The most familiar example is a county that collects property taxes for overlapping jurisdictions. School districts, fire districts, water authorities, and other special districts often lack their own tax collection apparatus, so the county handles it centrally. The county receives the tax payments, records the amounts owed to each taxing body, and remits each jurisdiction’s share on a set schedule. The county is a clearinghouse, not a beneficiary.
When a government employer withholds portions of employee paychecks for health insurance, union dues, retirement contributions, or deferred compensation, those withholdings sit in a custodial account until forwarded to the appropriate third party. The government owes those amounts to the insurance carrier, the union, or the retirement plan administrator. Until the money leaves, it appears as a liability.
A state government sometimes receives federal grant funds earmarked for local nonprofits or municipalities. If the state has no discretion over which recipients get the money or how they use it, the state is acting as a conduit. The grant dollars flow through a custodial fund: the state records the receipt as an addition and the disbursement as a deduction, without reporting any revenue or expenditure in its own governmental funds.
Public schools often hold money for student-run clubs and organizations. The school administration does not own or direct these funds. It serves as banker, holding the cash until the student group authorizes a purchase. Because the school controls the assets but holds them for the benefit of students and their organizations rather than for school operations, this fits the custodial fund framework.

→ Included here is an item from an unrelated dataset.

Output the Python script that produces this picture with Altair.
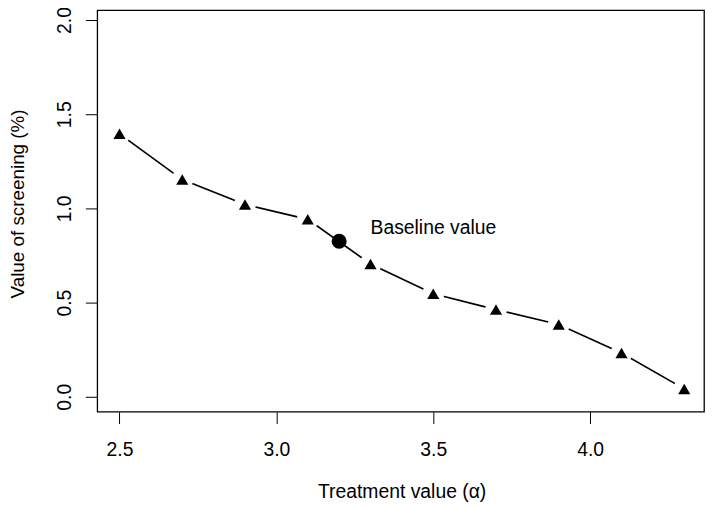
import altair as alt
import pandas as pd

treatment = [2.5, 2.7, 2.9, 3.1, 3.3, 3.5, 3.7, 3.9, 4.1, 4.3]
screening = [1.396, 1.153, 1.021, 0.942, 0.705, 0.547, 0.463, 0.384, 0.232, 0.042]
baseline_x = [3.2]
baseline_y = [0.826]
label_text = ["Baseline value"]
label_x = [3.3]
label_y = [0.895]
x_ticks = [2.5, 3.0, 3.5, 4.0]
y_ticks = [0.0, 0.5, 1.0, 1.5, 2.0]

df = pd.DataFrame({"x": treatment, "y": screening})
base_df = pd.DataFrame({"x": baseline_x, "y": baseline_y})
lab_df = pd.DataFrame({"x": label_x, "y": label_y, "t": label_text})

FONT = "Liberation Sans"
FS = 19.5

xs = alt.Scale(domain=[2.429, 4.363], nice=False, zero=False)
ys = alt.Scale(domain=[-0.0789, 2.0526], nice=False, zero=False)

xax = alt.Axis(values=x_ticks, format=".1f", title="Treatment value (α)",
               grid=False, domain=False, tickSize=12, tickColor="black", tickWidth=1,
               labelFont=FONT, labelFontSize=FS, labelColor="black",
               labelBaseline="alphabetic", labelPadding=32, labelFlush=False,
               titleFont=FONT, titleFontSize=FS, titleFontWeight="normal", titleColor="black",
               titleX=307, titleY=87, titleBaseline="alphabetic", titleAlign="center",
               titleAnchor="middle")
yax = alt.Axis(values=y_ticks, format=".1f", title="Value of screening (%)",
               grid=False, domain=False, tickSize=12, tickColor="black", tickWidth=1,
               labelFont=FONT, labelFontSize=FS, labelColor="black",
               labelAngle=270, labelAlign="center", labelBaseline="alphabetic",
               labelPadding=15, labelFlush=False,
               titleFont=FONT, titleFontSize=19, titleFontWeight="normal", titleColor="black",
               titleAngle=270, titleX=-74, titleY=195, titleBaseline="alphabetic",
               titleAlign="center", titleAnchor="middle")

line = alt.Chart(df).mark_line(color="black", strokeWidth=1.7).encode(
    x=alt.X("x:Q", scale=xs, axis=xax),
    y=alt.Y("y:Q", scale=ys, axis=yax),
)
gaps = alt.Chart(df).mark_point(shape="circle", filled=True, color="white", opacity=1, size=480).encode(
    x=alt.X("x:Q", scale=xs), y=alt.Y("y:Q", scale=ys))
tri = alt.Chart(df).mark_point(shape="triangle-up", filled=True, color="black", opacity=1, size=150).encode(
    x=alt.X("x:Q", scale=xs), y=alt.Y("y:Q", scale=ys))
circ = alt.Chart(base_df).mark_point(shape="circle", filled=True, color="black", opacity=1, size=230).encode(
    x=alt.X("x:Q", scale=xs), y=alt.Y("y:Q", scale=ys))
txt = alt.Chart(lab_df).mark_text(align="left", baseline="middle", font=FONT, fontSize=FS, color="black").encode(
    x=alt.X("x:Q", scale=xs), y=alt.Y("y:Q", scale=ys), text="t:N")

chart = alt.layer(line, gaps, tri, circ, txt).properties(
    width=612, height=405,
    background="white",
    autosize=alt.AutoSizeParams(type="none"),
    padding={"left": 90, "top": 0, "right": 2, "bottom": 92},
).configure_view(stroke="black", strokeWidth=1.3, fill="white")

chart.save("out.html", embed_options={"renderer": "svg", "actions": False})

The fiduciary label is not ceremonial. A government holding custodial assets has a legal obligation to safeguard them and disburse them to the correct parties. Mingling custodial money with operational funds, delaying remittances to cover cash-flow shortfalls, or losing track of amounts owed to individual beneficiaries can all create serious problems.
GASB 84 requires governments to recognize a liability when an event compels disbursement, specifically when a demand has been made or when no further action or approval from the beneficiary is needed to release the assets. 1Governmental Accounting Standards Board. Summary – Statement No. 84 Failing to record or honor that liability can trigger audit findings, and willful misuse of fiduciary assets can lead to criminal prosecution under federal or state law depending on the circumstances.
Maintaining subsidiary ledgers that track exactly how much is owed to each outside party is essential for staying on the right side of these obligations. When audit teams review custodial funds, they are looking for one thing above all: does every dollar of assets have a clearly identified owner, and was it remitted on time? Errors that throw off the assets-to-liabilities balance are red flags that the custodial obligation may have been compromised.